Vous l’avez donc compris, aucun des critères prévus dans le champ d’application du RGPD n’étant rempli, le règlement n’est pas applicable à ce traitement de données.
Est-ce que la CNIL vient de créer un précédent ?
Au risque de vous décevoir : Oui et non !
Tout d’abord il faut bien comprendre que Lusha n’échappe pas totalement au RGPD, on ne parle ici que du traitement précis des données dans le cadre de l’application Lusha.

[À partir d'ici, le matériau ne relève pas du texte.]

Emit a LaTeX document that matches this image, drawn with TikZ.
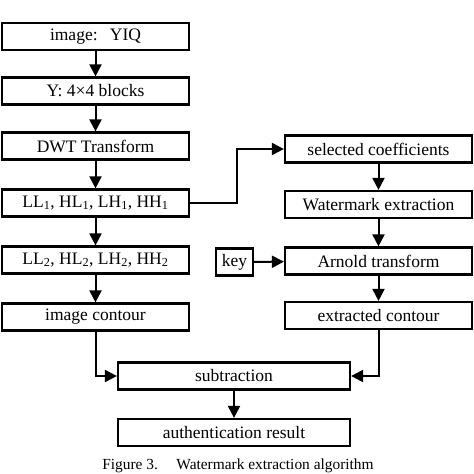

Ensuite, vous l’avez compris dans l’article, différents critères cumulatifs contraignants limitent le champ des possibles pour pouvoir rentrer dans ce cas de figure :
Il ne faut avoir aucun établissement dans l’UE
Il faut réaliser une collecte indirecte
Il ne faut proposer aucun bien ou services aux personnes concernées par la collecte
La collecte doit être limitée dans le sens où elle ne doit pas permettre de réaliser un profilage des personne concernées
Ce que l’on peut en revanche regretter dans ce cas précis, c’est le fait que le nombre de personnes concernées soit particulièrement important n’a pas eu d’incidence sur l’application du RGPD, alors que s’il y avait eu bien moins de personnes concernées mais sur lesquelles un grand volume de données était traité, la décision aurait pu être toute autre.
Le résumé de l’affaire Lusha vs le RGPD
En résumé, toute société non implantée dans l’UE pourrait collecter des données personnelles d’européens et les mettre à disposition (dans une plateforme par exemple) sans être concerné par le RGPD, à partir du moment où :
Elle ne propose pas elle-même des biens ou services à ces même personnes 3.2.a
Les données collectées ne permettent pas le suivi du comportement 3.2.b
Lusha a pu remplir chacun de ces critères dans la mesure où la société réalise une collecte indirecte (par le biais d’application mobile où les utilisateurs partagent leurs contacts) et ne propose pas elle-même de bien ou services à ces personnes.
De plus, le fait que Lusha se contente de fournir des informations professionnelles de type « contact » exclut le critère de suivi de comportement.
Dès lors, le traitement n’est pas concerné par le RGPD.